The meeting will focus on "evacuating children from conflict zone" and Russia said on April 4 that Commissioner Maria Lvova-Belova would feature virtually. Such meetings are not held in the Security Council chamber and all 15 council members have to agree to allow it to be webcast by the United Nations, Reuters reports.
The Hague-based International Criminal Court last month issued an arrest warrant against Russian President Vladimir Putin and Lvova-Belova, accusing them of illegally deporting children from Ukraine and the unlawful transfer of people to Russia from Ukraine since Russia invaded on February 24, 2022.
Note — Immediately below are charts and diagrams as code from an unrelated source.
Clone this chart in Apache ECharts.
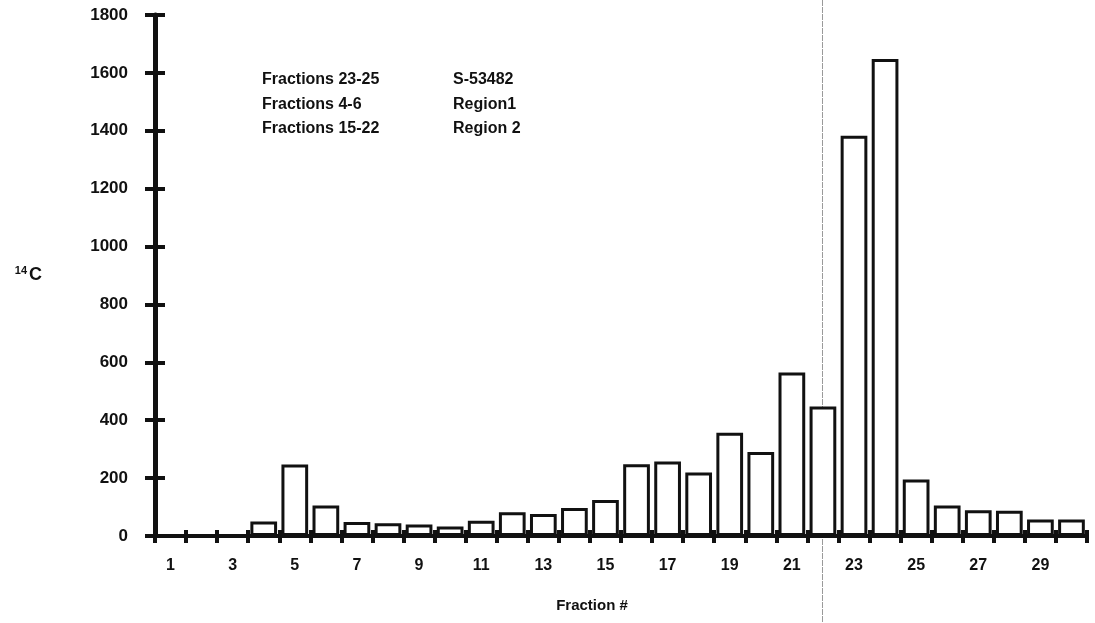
<!DOCTYPE html>
<html>
<head>
<meta charset="utf-8">
<script src="https://cdn.jsdelivr.net/npm/echarts@6/dist/echarts.min.js"></script>
<style>
  html, body { margin: 0; padding: 0; background: #fff; }
  #chart { width: 1095px; height: 623px; }
</style>
</head>
<body>
<div id="chart"></div>
<script>
(function () {

    // fraction numbers on the x axis
    var fractions = ['1', '2', '3', '4', '5', '6', '7', '8', '9', '10',
        '11', '12', '13', '14', '15', '16', '17', '18', '19', '20',
        '21', '22', '23', '24', '25', '26', '27', '28', '29', '30'];

    // 14C counts
    var counts = [0, 0, 0, 50, 247, 105, 48, 44, 40, 33,
        53, 82, 76, 97, 124, 248, 257, 219, 357, 290,
        565, 447, 1383, 1648, 195, 105, 89, 87, 57, 57];

    // legend lines in the upper left
    var noteLabels = ['Fractions 23-25', 'Fractions 4-6', 'Fractions 15-22'];
    var noteValues = ['S-53482', 'Region1', 'Region 2'];

    var FONT = '"Liberation Sans", Arial, Helvetica, sans-serif';
    var INK = '#111';

    var notes = noteLabels.map(function (label, i) {
        return {
            type: 'text',
            left: 262,
            top: 72 + i * 24.5,
            style: {
                text: '{a|' + label + '}{b|' + noteValues[i] + '}',
                fill: INK,
                rich: {
                    a: { width: 191, fontSize: 16, fontFamily: FONT, fontWeight: 'bold', fill: INK },
                    b: { fontSize: 16, fontFamily: FONT, fontWeight: 'bold', fill: INK }
                }
            }
        };
    });

    // thin scanner streak across the page
    notes.push({
        type: 'line',
        shape: { x1: 822.5, y1: 0, x2: 822.5, y2: 623 },
        style: { stroke: '#9a9a9a', lineWidth: 1, lineDash: [6, 1] },
        silent: true
    });

    var option = {
        backgroundColor: '#fff',
        animation: false,
        grid: {
            left: 155,
            right: 8,
            top: 15,
            bottom: 87,
            containLabel: false,
            outerBoundsMode: 'none'
        },
        xAxis: [{
            type: 'category',
            data: fractions,
            boundaryGap: true,
            axisLine: { lineStyle: { color: INK, width: 4 } },
            axisTick: { show: true, interval: 0, length: 7, lineStyle: { color: INK, width: 4 } },
            axisLabel: {
                interval: 1,
                margin: 22,
                color: INK,
                fontSize: 16,
                fontWeight: 'bold',
                fontFamily: FONT
            },
            name: 'Fraction #',
            nameLocation: 'middle',
            nameGap: 62,
            nameTextStyle: {
                color: INK,
                fontSize: 15,
                fontWeight: 'bold',
                fontFamily: FONT,
                padding: [0, 58, 0, 0]
            },
            splitLine: { show: false }
        }, {
            // second axis only draws the upper half of the crossing ticks
            type: 'category',
            data: fractions,
            position: 'bottom',
            boundaryGap: true,
            axisLine: { show: false },
            axisTick: { show: true, inside: true, interval: 0, length: 6, lineStyle: { color: INK, width: 4 } },
            axisLabel: { show: false },
            splitLine: { show: false }
        }],
        yAxis: [{
            type: 'value',
            min: 0,
            max: 1800,
            interval: 200,
            axisLine: { show: true, lineStyle: { color: INK, width: 5 } },
            axisTick: { show: true, length: 10, lineStyle: { color: INK, width: 4 } },
            axisLabel: {
                margin: 27,
                color: INK,
                fontSize: 17,
                fontWeight: 'bold',
                fontFamily: FONT,
                formatter: function (v) { return String(v); }
            },
            splitLine: { show: false },
            name: '{s|14}{c|C}',
            nameLocation: 'middle',
            nameRotate: 0,
            nameGap: 113,
            nameTextStyle: {
                rich: {
                    s: { fontSize: 11, fontWeight: 'bold', fontFamily: FONT, color: INK, padding: [0, 2, 10, 0] },
                    c: { fontSize: 18, fontWeight: 'bold', fontFamily: FONT, color: INK }
                }
            }
        }, {
            type: 'value',
            min: 0,
            max: 1800,
            interval: 200,
            position: 'left',
            axisLine: { show: false },
            axisTick: { show: true, inside: true, length: 10, lineStyle: { color: INK, width: 4 } },
            axisLabel: { show: false },
            splitLine: { show: false }
        }],
        graphic: notes,
        series: [{
            type: 'bar',
            xAxisIndex: 0,
            yAxisIndex: 0,
            data: counts,
            barCategoryGap: '14%',
            itemStyle: {
                color: '#fff',
                borderColor: INK,
                borderWidth: 3
            },
            silent: true
        }]
    };

    var chart = echarts.init(document.getElementById('chart'));
    chart.setOption(option);

})();
</script>
</body>
</html>
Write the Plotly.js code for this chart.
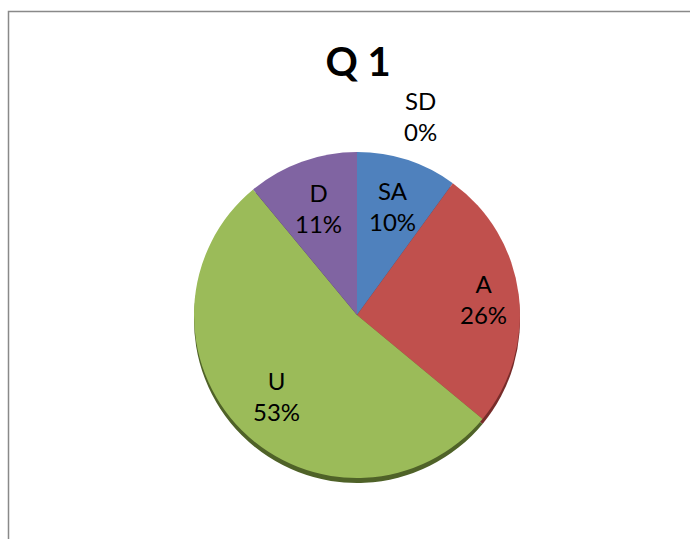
<!DOCTYPE html>
<html>
<head>
<meta charset="utf-8">
<script src="https://cdn.plot.ly/plotly-3.0.1.min.js"></script>
<style>html,body{margin:0;padding:0;background:#fff}#chart{width:690px;height:539px}</style>
</head>
<body>
<div id="chart"></div>
<script>
const labels = ['SA', 'A', 'U', 'D', 'SD'];
const values = [10, 26, 53, 11, 0];
const colors = ['#4F81BD', '#C0504D', '#9BBB59', '#8064A2', '#F79646'];
const shadowColors = ['#2C4D75', '#772C2A', '#4F6228', '#3F3151', '#984807'];
const title = 'Q 1';

const W = 690, H = 539;
const cx = 357, cy = 315, r = 163;
const FONT = 'Lato, Carlito, sans-serif';
const dom = (dy) => ({
  x: [(cx - r) / W, (cx + r) / W],
  y: [(H - cy - r - dy) / H, (H - cy + r - dy) / H]
});

const shadow = {
  type: 'pie', labels: labels, values: values, sort: false, direction: 'clockwise', rotation: 0,
  marker: {colors: shadowColors, line: {width: 0}},
  textinfo: 'none', hoverinfo: 'skip', showlegend: false,
  domain: dom(5)
};
const main = {
  type: 'pie', labels: labels, values: values, sort: false, direction: 'clockwise', rotation: 0,
  marker: {colors: colors, line: {width: 0}},
  textinfo: 'none', showlegend: false,
  domain: dom(0)
};

// data labels placed at the middle angle of each slice (Excel-like best fit)
const total = values.reduce((a, b) => a + b, 0);
const annotations = [];
let cum = 0;
values.forEach((v, i) => {
  const frac = v / total;
  const mid = (cum + frac / 2) * 2 * Math.PI;
  cum += frac;
  const pct = Math.round(frac * 100) + '%';
  let px, py;
  if (v === 0) {            // zero slice: label set outside, above-right of the pie
    px = cx + 63; py = cy - 199;
  } else {
    const rr = r * (i === 1 ? 0.78 : 0.7);
    px = cx + rr * Math.sin(mid);
    py = cy - rr * Math.cos(mid);
  }
  annotations.push({
    xref: 'paper', yref: 'paper', x: px / W, y: 1 - py / H,
    xanchor: 'center', yanchor: 'middle', showarrow: false,
    text: labels[i] + '<br>' + pct,
    font: {family: FONT, size: 24, color: '#000'}
  });
});

const layout = {
  width: W, height: H,
  margin: {l: 0, r: 0, t: 0, b: 0},
  paper_bgcolor: '#fff', plot_bgcolor: '#fff',
  title: {text: '<b>' + title + '</b>', x: 358 / W, xanchor: 'center', y: 1 - 62 / H, yanchor: 'middle',
          font: {family: FONT, size: 40, color: '#000'}},
  annotations: annotations,
  shapes: [{type: 'rect', xref: 'paper', yref: 'paper', x0: 8.5 / W, x1: 1.05, y0: -0.05, y1: 1 - 11.5 / H,
            line: {color: '#898989', width: 1.5}, fillcolor: 'rgba(0,0,0,0)'}]
};

Plotly.newPlot('chart', [shadow, main], layout, {displayModeBar: false, staticPlot: true});
</script>
</body>
</html>
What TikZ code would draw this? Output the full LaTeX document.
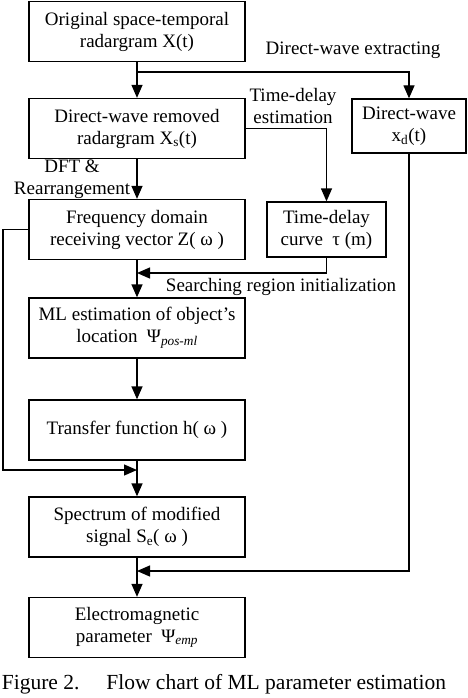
\documentclass[tikz,border=0pt]{standalone}
\usepackage{fontspec}
\setmainfont{Liberation Serif}
\usetikzlibrary{arrows.meta}
\begin{document}
\begin{tikzpicture}[x=1pt,y=-1pt,
                box/.style={draw,line width=1.3pt,align=center,minimum width=216pt,minimum height=60pt,inner sep=1pt,font=\fontsize{19}{22}\selectfont},
                arr/.style={line width=1.3pt,-{Triangle[length=13pt,width=11pt]}},
                lbl/.style={font=\fontsize{19}{22}\selectfont,align=center,inner sep=0pt}]
                \useasboundingbox (0,0) rectangle (468,698);
                \node[box](ORIG) at (137,31.5) {Original space-temporal\\radargram X(t)};
                \node[box](REMV) at (137,128.5) {Direct-wave removed\\radargram X\textsubscript{s}(t)};
                \node[box,minimum width=114pt,minimum height=54pt](DWAV) at (409,126) {Direct-wave\\x\textsubscript{d}(t)};
                \node[box](FREQ) at (137,229.5) {Frequency domain\\receiving vector Z( ω )};
                \node[box,minimum width=119pt,minimum height=55pt](TDC) at (326.5,229.5) {Time-delay\\curve \ τ (m)};
                \node[box](MLE) at (137,328) {ML estimation of object's\\location \ Ψ\textsubscript{\textit{pos-ml}}};
                \node[box](TRF) at (137,430) {Transfer function h( ω )};
                \node[box](SPEC) at (137,527) {Spectrum of modified\\signal S\textsubscript{e}( ω )};
                \node[box](EMP) at (137,627.5) {Electromagnetic\\parameter \ Ψ\textsubscript{\textit{emp}}};
                \coordinate (SPLIT) at (137,72);
                \coordinate (JOIN1) at (137,273);
                \coordinate (JOIN2) at (137,470);
                \coordinate (JOIN3) at (137,571);
                \coordinate (LFT) at (3,0);
                \node[lbl](EXTR) at (353,50) {Direct-wave extracting};
                \node[lbl](TDEST) at (293,106) {Time-delay\\estimation};
                \node[lbl](DFT) at (72,179) {DFT \&\\Rearrangement};
                \node[lbl](SRCH) at (281,287) {Searching region initialization};
                \node[lbl,font=\fontsize{21.5}{24}\selectfont](CAP) at (224,684) {Figure 2.\quad\ Flow chart of ML parameter estimation};
                \draw[arr] (ORIG) -- (REMV);
                \draw[arr] (SPLIT) -| (DWAV.north);
                \draw[arr] (REMV.east) -| (TDC.north);
                \draw[arr] (REMV) -- (FREQ);
                \draw[arr] (FREQ) -- (MLE);
                \draw[arr] (TDC.south) |- (JOIN1);
                \draw[arr] (MLE) -- (TRF);
                \draw[arr] (FREQ.west) -- (FREQ.west -| LFT) |- (JOIN2);
                \draw[arr] (TRF) -- (SPEC);
                \draw[arr] (DWAV.south) |- (JOIN3);
                \draw[arr] (SPEC) -- (EMP);
            \end{tikzpicture}
\end{document}
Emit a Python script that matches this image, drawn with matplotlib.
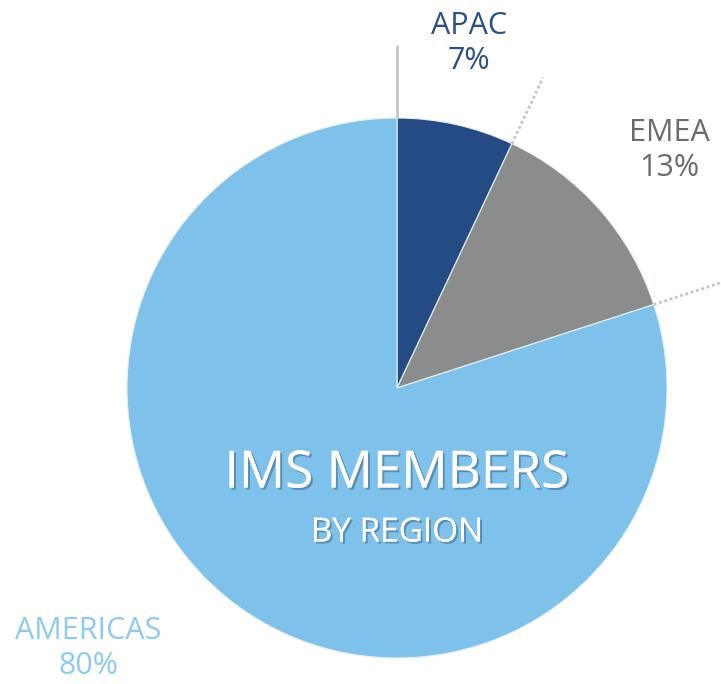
import numpy as np
import matplotlib.pyplot as plt
import matplotlib.patheffects as pe

plt.rcParams['font.family'] = ['Open Sans', 'DejaVu Sans']

regions = ['APAC', 'EMEA', 'AMERICAS']
shares = [7, 13, 80]
colors = ['#244b83', '#8b8c8c', '#7ec1eb']
label_colors = ['#2c4f85', '#6b6b6b', '#8ccbef']

fig = plt.figure(figsize=(7.21, 6.84), dpi=100)
ax = fig.add_axes([0, 0, 1, 1])

cx, cy, r = 397, 296, 270
ax.pie(shares, colors=colors, startangle=90, counterclock=False,
       center=(cx, cy), radius=r, frame=True,
       wedgeprops=dict(edgecolor='#e8f0f5', linewidth=0.8))
ax.set_xlim(0, 721)
ax.set_ylim(0, 684)
ax.set_aspect('equal')
ax.axis('off')

# leader lines along the wedge boundaries
bounds = 90 - 360 * np.cumsum([0] + shares[:-1]) / sum(shares)
styles = ['-', (0, (1, 1)), (0, (1, 1))]
for ang, ls in zip(bounds, styles):
    a = np.deg2rad(ang)
    ax.plot([cx + r * np.cos(a), cx + 1.27 * r * np.cos(a)],
            [cy + r * np.sin(a), cy + 1.27 * r * np.sin(a)],
            color='#c4c4c4', lw=2, ls=ls, solid_capstyle='butt')

# region labels
label_pos = [(469, 640), (669, 533), (88, 35)]
for name, pct, (x, y), c in zip(regions, shares, label_pos, label_colors):
    ax.text(x, y + 18, name, color=c, fontsize=22, ha='center', va='center')
    ax.text(x, y - 17, f'{pct}%', color=c, fontsize=22, ha='center', va='center')

shadow = [pe.withSimplePatchShadow(offset=(1.5, -1.5), shadow_rgbFace='#3d6f93', alpha=0.6),
          pe.Normal()]
ax.text(397, 210, 'IMS MEMBERS', color='white', fontsize=37, ha='center',
        va='center', path_effects=shadow)
ax.text(397, 151, 'BY REGION', color='white', fontsize=24, ha='center',
        va='center', path_effects=shadow)

fig.savefig('out.png', dpi=100)
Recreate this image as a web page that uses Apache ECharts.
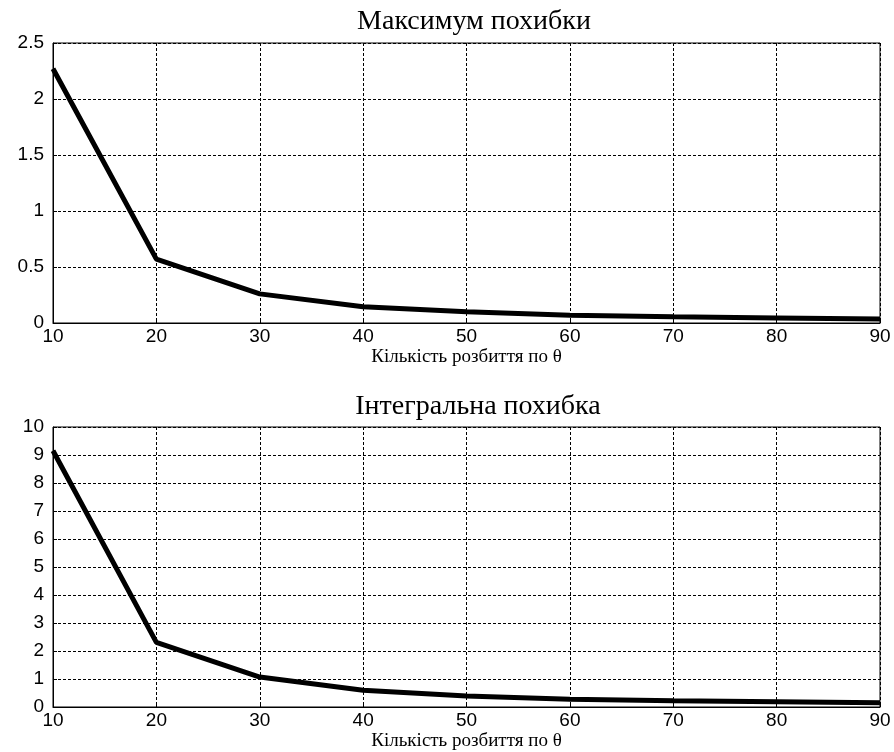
<!DOCTYPE html>
<html><head><meta charset="utf-8">
<script src="https://cdn.jsdelivr.net/npm/echarts@6/dist/echarts.min.js"></script>
<style>html,body{margin:0;padding:0;background:#fff}#c{width:894px;height:752px}</style>
</head><body><div id="c"></div>
<script>
const xValues = [10, 20, 30, 40, 50, 60, 70, 80, 90];
const maxError = [2.27, 0.57, 0.26, 0.145, 0.10, 0.07, 0.055, 0.045, 0.035];
const integralError = [9.15, 2.31, 1.07, 0.60, 0.39, 0.28, 0.22, 0.19, 0.15];
const title1 = 'Максимум похибки';
const title2 = 'Інтегральна похибка';
const xName = 'Кількість розбиття по θ';

const chart = echarts.init(document.getElementById('c'));
const serif = '"Liberation Serif", "DejaVu Serif", serif';
const sans = '"Liberation Sans", Arial, sans-serif';
function xAxis(idx){
  return {
    type:'value', gridIndex: idx, min:10, max:90, interval:10,
    name: xName, nameLocation:'middle', nameGap: 25,
    nameTextStyle:{fontFamily: serif, fontSize:19, color:'#000'},
    axisLine:{show:true, lineStyle:{color:'#000', width:1}},
    axisTick:{show:true, inside:true, length:4, lineStyle:{color:'#000'}},
    axisLabel:{fontFamily: sans, fontSize:19, color:'#000', margin:4},
    splitLine:{show:true, lineStyle:{color:'#000', type:[3,2], width:1}}
  };
}
function yAxis(idx, max, interval){
  return {
    type:'value', gridIndex: idx, min:0, max:max, interval:interval,
    axisLine:{show:true, lineStyle:{color:'#000', width:1}},
    axisTick:{show:true, inside:true, length:4, lineStyle:{color:'#000'}},
    axisLabel:{fontFamily: sans, fontSize:19, color:'#000', margin:9},
    splitLine:{show:true, lineStyle:{color:'#000', type:[3,2], width:1}}
  };
}
chart.setOption({
  animation:false,
  backgroundColor:'#fff',
  title:[
    {text:title1, left:469, top:3, textAlign:'center', textStyle:{fontFamily:serif, fontSize:28, fontWeight:'normal', color:'#000'}},
    {text:title2, left:473, top:388, textAlign:'center', textStyle:{fontFamily:serif, fontSize:28, fontWeight:'normal', color:'#000'}}
  ],
  grid:[
    {left:53, right:14, top:43, height:280, show:true, borderColor:'#000', borderWidth:1, backgroundColor:'#fff'},
    {left:53, right:14, top:427, height:281, show:true, borderColor:'#000', borderWidth:1, backgroundColor:'#fff'}
  ],
  xAxis:[xAxis(0), xAxis(1)],
  yAxis:[yAxis(0, 2.5, 0.5), yAxis(1, 10, 1)],
  series:[
    {type:'line', xAxisIndex:0, yAxisIndex:0, data: xValues.map((x,i)=>[x, maxError[i]]), showSymbol:false, lineStyle:{color:'#000', width:5}, z:5},
    {type:'line', xAxisIndex:1, yAxisIndex:1, data: xValues.map((x,i)=>[x, integralError[i]]), showSymbol:false, lineStyle:{color:'#000', width:5}, z:5}
  ]
});
</script></body></html>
"She should not be afforded a UN platform to spread disinformation," a spokesperson for Britain's UN mission in New York said in a statement. "If she wants to give an account of her actions, she can do so in The Hague."
Moscow has not concealed a program under which it has brought thousands of Ukrainian children to Russia but presents it as a humanitarian campaign to protect orphans and children abandoned in the war zone.
"Russia will from now on block UN webcasts of all similar meetings citing 'UK censorship clause'," Russia's Deputy UN Ambassador Dmitry Polyanskiy wrote on Twitter.
Russia's UN Ambassador Vassily Nebenzia told reporters last month that the informal meeting of Security Council members to be held on April 5 had been planned long before the ICC announcement and it was not intended to be a rebuttal of the charges against Putin and Lvova-Belova.
Diplomats have said it is rare for a UN webcast to be blocked. However, last month China blocked the UN webcast of a US-convened informal Security Council meeting on human rights abuses in North Korea.